The company beat Wall Street’s expectations to report a jump in revenues after a series of changes designed to attract advertising dollars from Google and Facebook paid off for the smaller social network.
But investors balked at guidance that operating expenses would increase 20 per cent in 2019 as the company is forced to splash out after controversies over misinformation, online abuse, hate speech and freedom of speech.
Twitter on Thursday reported revenues that rose 26 per cent to $909m in the fourth quarter, excluding currency effects. The results followed upbeat performances from Snap and Facebook in the run-up to Christmas, which largely shrugged off last year’s controversies to report better than expected user and advertising figures.
Jack Dorsey, founder and chief executive, said users had embraced changes to the platform: “We enter this year confident that we will continue to deliver strong performance by focusing on making Twitter a healthier and more conversational service.”

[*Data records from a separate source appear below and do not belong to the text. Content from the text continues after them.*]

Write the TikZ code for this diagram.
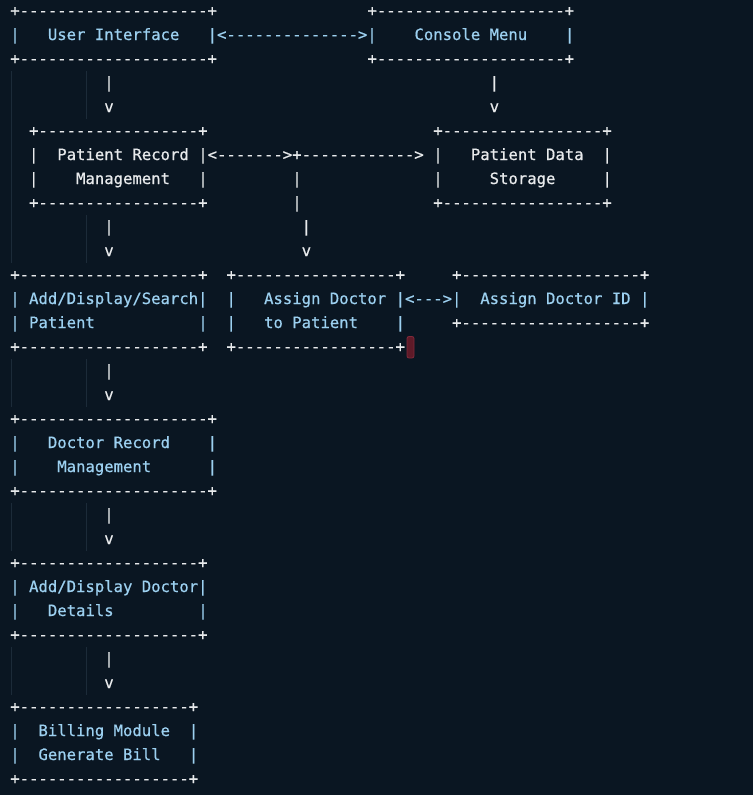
\documentclass[tikz,border=0pt]{standalone}
\usepackage{fontspec}
\setmonofont[FakeBold=0.6]{DejaVu Sans Mono}
\usepackage{xcolor}
\definecolor{bg}{HTML}{0A1622}
\definecolor{fgw}{HTML}{E8EAEC}
\definecolor{fgb}{HTML}{9CD0F0}
\definecolor{guide}{HTML}{1C2B39}
\definecolor{curfill}{HTML}{5E1A28}
\definecolor{curdraw}{HTML}{82293A}
% name, column, row, colour, text
\newcommand\seg[5]{\node[asc, text=#4] (#1) at ({10.3+9.4*#2},{-16-24*#3}) {#5};}
\begin{document}
\begin{tikzpicture}[x=1pt,y=1pt,
  asc/.style={anchor=base west, inner sep=0pt, outer sep=0pt,
    font=\ttfamily\fontsize{15.6}{24}\selectfont},
  guideline/.style={draw=guide, line width=0.9pt}]
\fill[bg] (0,0) rectangle (753,-795);
\useasboundingbox (0,0) rectangle (753,-795);
% indent guides
\draw[guideline] (11.7,-71) -- (11.7,-263);
\draw[guideline] (86.7,-71) -- (86.7,-119);
\draw[guideline] (86.7,-215) -- (86.7,-263);
\draw[guideline] (11.7,-359) -- (11.7,-407);
\draw[guideline] (86.7,-359) -- (86.7,-407);
\draw[guideline] (11.7,-503) -- (11.7,-551);
\draw[guideline] (86.7,-503) -- (86.7,-551);
\draw[guideline] (11.7,-647) -- (11.7,-695);
\draw[guideline] (86.7,-647) -- (86.7,-695);
% row 0-2: User Interface / Console Menu
\seg{uiT}{0}{0}{fgw}{+--------------------+}
\seg{cmT}{38}{0}{fgw}{+--------------------+}
\seg{uiL}{0}{1}{fgb}{|}
\seg{uiX}{4}{1}{fgb}{User Interface}
\seg{uiCm}{21}{1}{fgb}{|<-------------->|}
\seg{cmX}{43}{1}{fgb}{Console Menu}
\seg{cmR}{59}{1}{fgb}{|}
\seg{uiB}{0}{2}{fgw}{+--------------------+}
\seg{cmB}{38}{2}{fgw}{+--------------------+}
\seg{a1s}{10}{3}{fgw}{|}
\seg{a2s}{51}{3}{fgw}{|}
\seg{a1h}{10}{4}{fgw}{v}
\seg{a2h}{51}{4}{fgw}{v}
% rows 5-8: Patient Record Management / Patient Data Storage
\seg{prT}{2}{5}{fgw}{+-----------------+}
\seg{pdT}{45}{5}{fgw}{+-----------------+}
\seg{prL1}{2}{6}{fgw}{|}
\seg{prX1}{5}{6}{fgw}{Patient Record}
\seg{prArr}{20}{6}{fgw}{|<------->+------------>}
\seg{pdL1}{45}{6}{fgw}{|}
\seg{pdX1}{49}{6}{fgw}{Patient Data}
\seg{pdR1}{63}{6}{fgw}{|}
\seg{prL2}{2}{7}{fgw}{|}
\seg{prX2}{7}{7}{fgw}{Management}
\seg{prR2}{20}{7}{fgw}{|}
\seg{j1}{30}{7}{fgw}{|}
\seg{pdL2}{45}{7}{fgw}{|}
\seg{pdX2}{51}{7}{fgw}{Storage}
\seg{pdR2}{63}{7}{fgw}{|}
\seg{prB}{2}{8}{fgw}{+-----------------+}
\seg{j2}{30}{8}{fgw}{|}
\seg{pdB}{45}{8}{fgw}{+-----------------+}
\seg{a3s}{10}{9}{fgw}{|}
\seg{a4s}{31}{9}{fgw}{|}
\seg{a3h}{10}{10}{fgw}{v}
\seg{a4h}{31}{10}{fgw}{v}
% rows 11-14: Add/Display/Search, Assign Doctor, Assign Doctor ID
\seg{asT}{0}{11}{fgw}{+-------------------+}
\seg{adT}{23}{11}{fgw}{+-----------------+}
\seg{idT}{47}{11}{fgw}{+-------------------+}
\seg{asL1}{0}{12}{fgb}{|}
\seg{asX1}{2}{12}{fgb}{Add/Display/Search|}
\seg{adL1}{23}{12}{fgb}{|}
\seg{adX1}{27}{12}{fgb}{Assign Doctor}
\seg{adArr}{41}{12}{fgb}{|<--->|}
\seg{idX}{50}{12}{fgb}{Assign Doctor ID}
\seg{idR}{67}{12}{fgb}{|}
\seg{asL2}{0}{13}{fgb}{|}
\seg{asX2}{2}{13}{fgb}{Patient}
\seg{asR2}{20}{13}{fgb}{|}
\seg{adL2}{23}{13}{fgb}{|}
\seg{adX2}{27}{13}{fgb}{to Patient}
\seg{adR2}{41}{13}{fgb}{|}
\seg{idB}{47}{13}{fgw}{+-------------------+}
\seg{asB}{0}{14}{fgw}{+-------------------+}
\seg{adB}{23}{14}{fgw}{+-----------------+}
\draw[fill=curfill, draw=curdraw, line width=0.8pt, rounded corners=2pt] (407,-336.5) rectangle (414,-358);
\seg{a5s}{10}{15}{fgw}{|}
\seg{a5h}{10}{16}{fgw}{v}
% rows 17-20: Doctor Record Management
\seg{drT}{0}{17}{fgw}{+--------------------+}
\seg{drL1}{0}{18}{fgb}{|}
\seg{drX1}{4}{18}{fgb}{Doctor Record}
\seg{drR1}{21}{18}{fgb}{|}
\seg{drL2}{0}{19}{fgb}{|}
\seg{drX2}{5}{19}{fgb}{Management}
\seg{drR2}{21}{19}{fgb}{|}
\seg{drB}{0}{20}{fgw}{+--------------------+}
\seg{a6s}{10}{21}{fgw}{|}
\seg{a6h}{10}{22}{fgw}{v}
% rows 23-26: Add/Display Doctor Details
\seg{ddT}{0}{23}{fgw}{+-------------------+}
\seg{ddL1}{0}{24}{fgb}{|}
\seg{ddX1}{2}{24}{fgb}{Add/Display Doctor|}
\seg{ddL2}{0}{25}{fgb}{|}
\seg{ddX2}{4}{25}{fgb}{Details}
\seg{ddR2}{20}{25}{fgb}{|}
\seg{ddB}{0}{26}{fgw}{+-------------------+}
\seg{a7s}{10}{27}{fgw}{|}
\seg{a7h}{10}{28}{fgw}{v}
% rows 29-32: Billing Module
\seg{bmT}{0}{29}{fgw}{+------------------+}
\seg{bmL1}{0}{30}{fgb}{|}
\seg{bmX1}{3}{30}{fgb}{Billing Module}
\seg{bmR1}{19}{30}{fgb}{|}
\seg{bmL2}{0}{31}{fgb}{|}
\seg{bmX2}{3}{31}{fgb}{Generate Bill}
\seg{bmR2}{19}{31}{fgb}{|}
\seg{bmB}{0}{32}{fgw}{+------------------+}
\end{tikzpicture}
\end{document}
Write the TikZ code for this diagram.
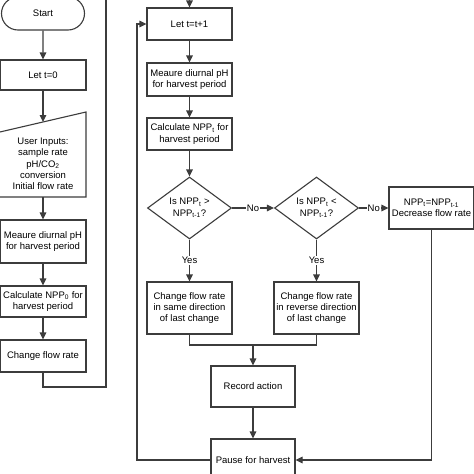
\documentclass[tikz,border=0pt]{standalone}
\usepackage{fontspec}
\setmainfont{Liberation Sans}
\usetikzlibrary{shapes.geometric,shapes.misc,arrows.meta}
\definecolor{ln}{HTML}{3C3C3C}
\tikzset{
  box/.style={draw=ln, line width=1.1pt, rectangle, align=center, inner sep=1pt,
    font=\fontsize{9.5}{11.3}\selectfont},
  dia/.style={draw=ln, line width=1.1pt, diamond, aspect=1.35, inner sep=0pt,
    minimum width=84pt, minimum height=62pt, align=center,
    font=\fontsize{9.5}{11.3}\selectfont},
  conn/.style={draw=ln, line width=1.1pt},
  arr/.style={conn, -{Triangle[width=6.5pt,length=7pt]}},
  lbl/.style={fill=white, inner sep=1pt, font=\fontsize{9.5}{11.3}\selectfont}
}
\begin{document}
\begin{tikzpicture}[x=1pt,y=-1pt]
\useasboundingbox (0,0) rectangle (474,474);
\clip (0,0) rectangle (474,474);
\fill[white] (0,0) rectangle (474,474);

% left column
\node[box, rounded rectangle, minimum width=85pt, minimum height=33pt] (start) at (43,13.5) {Start};
\node[box, minimum width=86pt, minimum height=30pt] (let0) at (43,75) {Let t=0};
\draw[conn] (-10,134.3) -- (86,112) -- (86,197) -- (-10,197);
\node[box, draw=none, minimum width=86pt, minimum height=70pt] (inp) at (43,164)
  {User Inputs:\\sample rate\\pH/CO\textsubscript{2}\\conversion\\Initial flow rate};
\coordinate (inptop) at (43,122);
\coordinate (inpbot) at (43,197);
\node[box, minimum width=86pt, minimum height=43pt] (meas0) at (43,241.5) {Meaure diurnal pH\\for harvest period};
\node[box, minimum width=86pt, minimum height=31pt] (calc0) at (43,301.5) {Calculate NPP\textsubscript{0} for\\harvest period};
\node[box, minimum width=86pt, minimum height=32pt] (chg0) at (43,356) {Change flow rate};

\draw[arr] (start) -- (let0);
\draw[arr] (let0.south) -- (inptop);
\draw[arr] (inpbot) -- (meas0.north);
\draw[arr] (meas0) -- (calc0);
\draw[arr] (calc0) -- (chg0);
\coordinate (c1) at (43,387);
\coordinate (c2) at (106,387);
\coordinate (topL) at (106,-10);
\draw[conn] (chg0.south) -- (c1) -- (c2) -- (topL);

% right part
\node[box, minimum width=85pt, minimum height=32pt] (let1) at (189.5,24) {Let t=t+1};
\coordinate (topR) at (189.5,-10);
\draw[arr] (topR) -- (let1);
\node[box, minimum width=85pt, minimum height=33pt] (meas1) at (189.5,79.5) {Meaure diurnal pH\\for harvest period};
\node[box, minimum width=85pt, minimum height=32pt] (calc1) at (189.5,134) {Calculate NPP\textsubscript{t} for\\harvest period};
\node[dia] (d1) at (189.5,208) {Is NPP\textsubscript{t} >\\NPP\textsubscript{t-1}?};
\node[dia] (d2) at (316.5,208) {Is NPP\textsubscript{t} <\\NPP\textsubscript{t-1}?};
\node[box, minimum width=85pt, minimum height=42pt] (npp) at (431.5,208) {NPP\textsubscript{t}=NPP\textsubscript{t-1}\\Decrease flow rate};
\node[box, minimum width=85pt, minimum height=52pt] (same) at (189.5,308) {Change flow rate\\in same direction\\of last change};
\node[box, minimum width=85pt, minimum height=52pt] (rev) at (316.5,308) {Change flow rate\\in reverse direction\\of last change};
\node[box, minimum width=84pt, minimum height=41pt] (rec) at (253,386.5) {Record action};
\node[box, minimum width=84pt, minimum height=42pt] (pause) at (253,460) {Pause for harvest};

\draw[arr] (let1) -- (meas1);
\draw[arr] (meas1) -- (calc1);
\draw[arr] (calc1) -- (d1);
\draw[arr] (d1) -- node[lbl] {No} (d2);
\draw[arr] (d2) -- node[lbl] {No} (npp);
\draw[arr] (d1) -- node[lbl, pos=0.5] {Yes} (same);
\draw[arr] (d2) -- node[lbl, pos=0.5] {Yes} (rev);
\coordinate (j) at (253,345);
\draw[conn] (same.south) |- (j);
\draw[conn] (rev.south) |- (j);
\draw[arr] (j) -- (rec);
\draw[arr] (rec) -- (pause);
\draw[arr] (npp.south) |- (pause.east);
\coordinate (lb) at (137,460);
\coordinate (lt) at (137,24);
\draw[arr] (pause.west) -- (lb) -- (lt) -- (let1.west);
\end{tikzpicture}
\end{document}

Social networks have faced an exceptionally difficult year in which a catalogue of scandals have forced the companies the platforms to take more responsibility for content amid fears of the impact on advertising revenues.
For Twitter, the controversies have not yet had an impact on ad sales, which comprise the bulk of its revenues. Advertising sales grew 25 per cent to $791m in the three months to December 31.
Twitter’s $255m in net income in the fourth quarter also beat Wall Street’s expectations and brought to a close the company’s first full-year of profitability. However it continued to struggle with user numbers, reporting its third consecutive quarterly drop in monthly active users to 321m.